Mid-Bronx Desperadoes (MBD), a neighborhood housing group, and the Local Initiatives Support Corporation (LISC), the national community development funder, joined forces to build the $30 million mall. Slated to open early next year, New Horizons is supposed to bring high-paying jobs and shopping opportunities to a neighborhood with high unemployment. But recently, both groups signed an agreement to bring in Rent-A-Center, a national chain of rent-to-own stores with a record of overcharging poor consumers.

“Community development by nonprofits should have some standards,” says Matthew Lee of Inner City Press, the Bronx watchdog that first criticized the agreement. “This is a company well known for ripping off the poor.”

Rent-A-Center tempts low-income buyers by offering immediate ownership of high-cost items like furniture and electronic appliances.
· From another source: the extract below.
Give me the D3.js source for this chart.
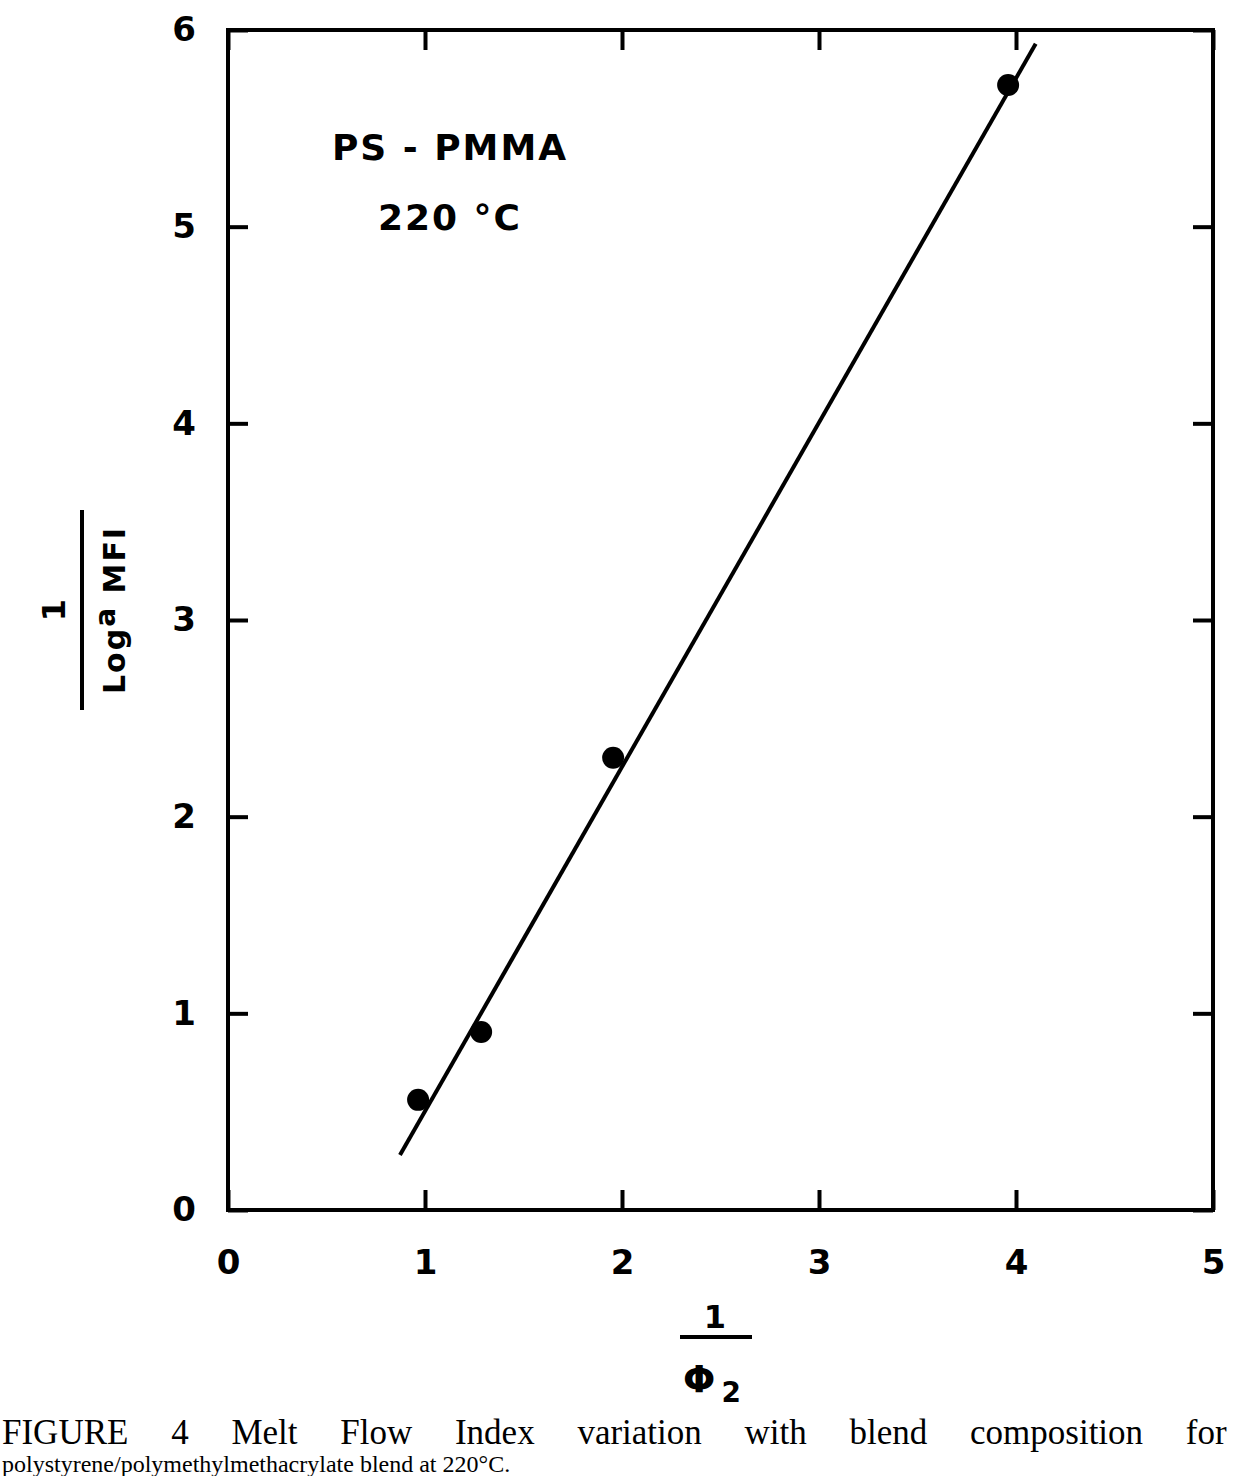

No down payment, no credit check. For a weekly fee over an extended period-usually one or two year-the TV or sofa is yours. But there is a catch: Customers often end up paying three or four times the retail price.

“Rent-A-Center engages in a scheme designed to defraud the consumer,” said Leah Beth Guggenheimer, an attorney representing several dozen Bronx residents in a class action suit against the chain. By inflating the base price of their products, says Guggenheimer, the company violates a New York state law forbidding rent-to-own businesses from charging customers more than twice the item’s retail price.
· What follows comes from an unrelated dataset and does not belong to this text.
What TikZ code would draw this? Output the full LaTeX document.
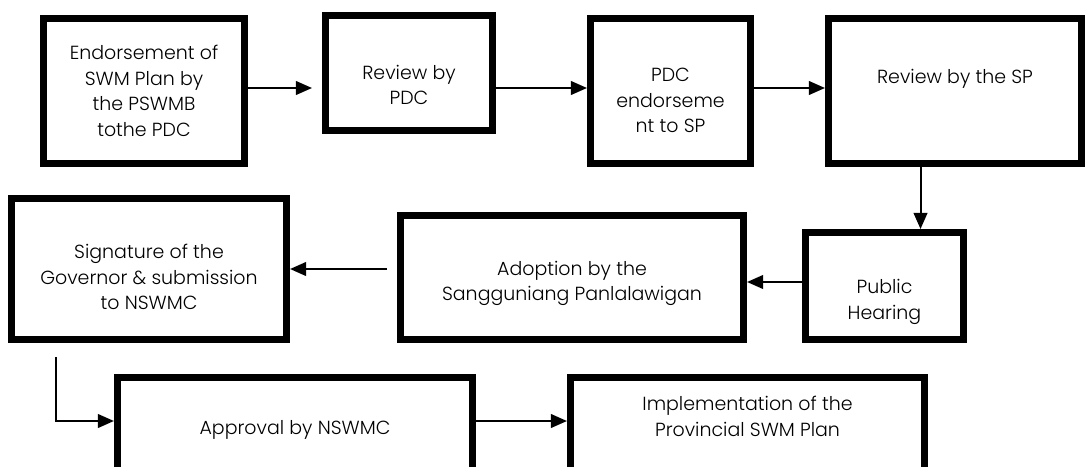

The company refused to comment on the pending lawsuit, but Rent-A-Center president Mitch Fadel argued that it breaks no laws because consumers can back out of their agreements at any time. “It’s a misunderstood transaction,” he said. “It’s not about fraud. It’s about options.”

The courts haven’t agreed. In the past five years, Rent-A-Center has run up a tab of at least $80 million in legal settlements, including a $16 million payment to 20,000 Wisconsin customers who successfully argued the company had hidden interest rates.

But litigation hasn’t seemed to hurt their bottom line: Rent-A-Centers are sprouting across the city, with 25 currently in operation. That made it an attractive business for the mall’s investors, the Bank of New York and EAB, which urged MBD and LISC to include national chains with solid bottom lines.

“We were caught between a rock and a hard place,” said MBD Development Director Colette Gill. “We tried to pick tenants that satisfied funders and banks, but also satisfied what’s been a void of services in the community.” MBD did consider the social impact of each store it signed leases with, said Gill. Such concerns led them to reject a proposed liquor store–but not Rent-A-Center, which has eight stores in the borough already.

LISC’s concerns were narrower. “Our main criterion is that they’re capable of paying the rent,” said LISC program officer Rhonda Lewis.

They certainly are. The rent-to-own industry has been flourishing. “They target neighborhoods where people have bad credit and unstable income,” said Guggenheimer. “It’s very lucrative.”